‘The Rain Horse’ by Ted Hughes

In Poetry in the Making, Ted Hughes describes the connection he perceives between capturing animals as a young man and writing poetry as an older one. He compares poetry to animals in the senses that animals “have their own life … and nothing can be added to them or taken away”, and that writing creates “an assembly of living parts moved by a single spirit.” He emphasises the importance for a writer of imagining, very fully and with every sense, what it is that is the focus of the writing, of keeping “your whole being on the thing you are turning into words” and of doing so for some time before writing, so that when the time arrives to write, “it should be regarded as a hundred-yards’ dash.”

This approach, described in the context of poetry, seems to be equally applicable to his short story, ‘The Rain Horse’An unnamed young man has returned to a remembered scene and found that his recollection has betrayed him. The walk that should have followed “pleasantly-remembered tarmac lanes” turned into a “cross-ploughland trek”, and instead of the “meaningful sensation” he hoped to find, he is plunged into a frightening and disturbing encounter with a black horse.

The protagonist (if the word is appropriate, since it is the horse that instigates the action) has an anthropomorphising reaction to the landscape: it “no longer recognized him”, it made him “feel so outcast”, and while he is able to notice details from all around, the landscape becomes blurred when the rain starts, the rain “dragging its grey broken columns, smudging the trees and the farms.” There is a wealth of visual detail of the landscape, even after the blinding rain has started; there are close-ups, as it were, of the thorny trees, the stones and foxholes in a wooded quarry, the “scurfy bark” of a tree under which he takes shelter. The rain is reassuring in sound, but intensely cold to experience, and inhibiting in its effect. For all its smoky, misty appearance, the rain makes the ground muddy and intractable, and weighs the man down through his sodden clothes. He has not so much underestimated the natural world as misunderstood it, being ill-prepared by memory for the reality of the place, and ill-equipped for the weather.
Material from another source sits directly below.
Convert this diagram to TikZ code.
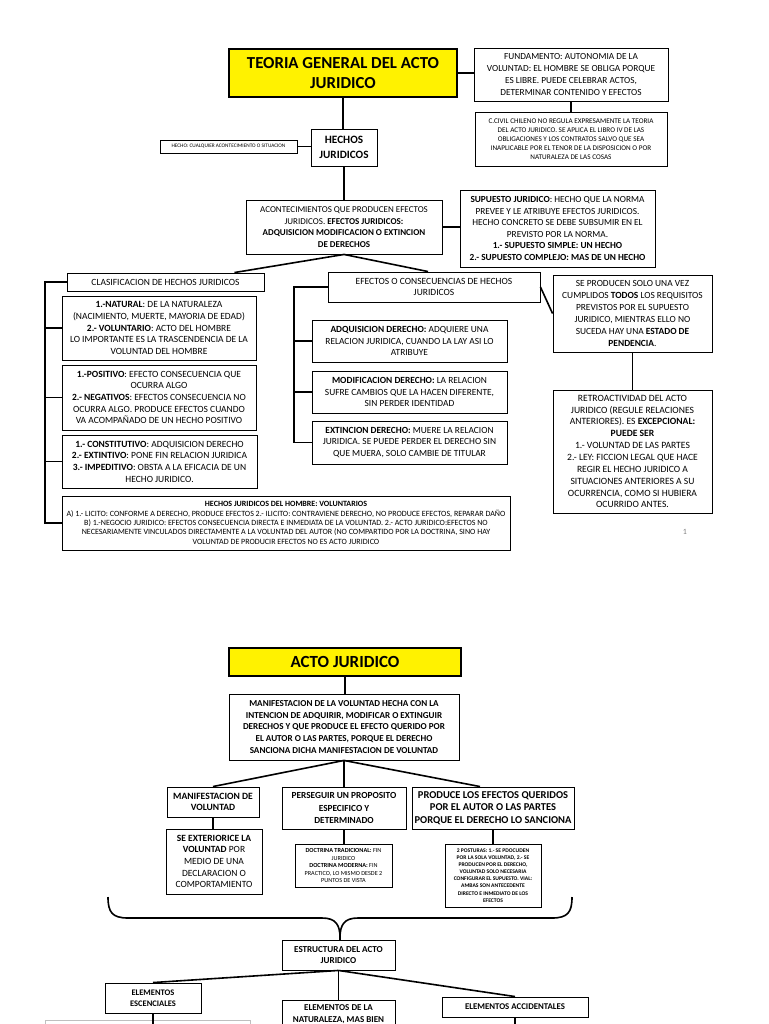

Whatever world it is into which he is drawn when the rain starts and the horse appears, he is only briefly in synch with it. The horse appears of almost mythological proportions, “tall as a statue”, apparently autonomous, apparently able to move at almost supernatural speed. For a brief space, the man is able to respond in kind. He stops being bored, and irritated, and worried about his suit. He has a “savage energy”, he gives a “tearing roar”, he is able to fend of the horse by throwing stones—bits of the landscape—at it, his aim seems to be “under superior guidance”. But while he does manage to get away, ultimately the experience stays with him; the natural world, bringing him into contact with a bewildering and seemingly illogical aspect of itself, keeps part of him with it.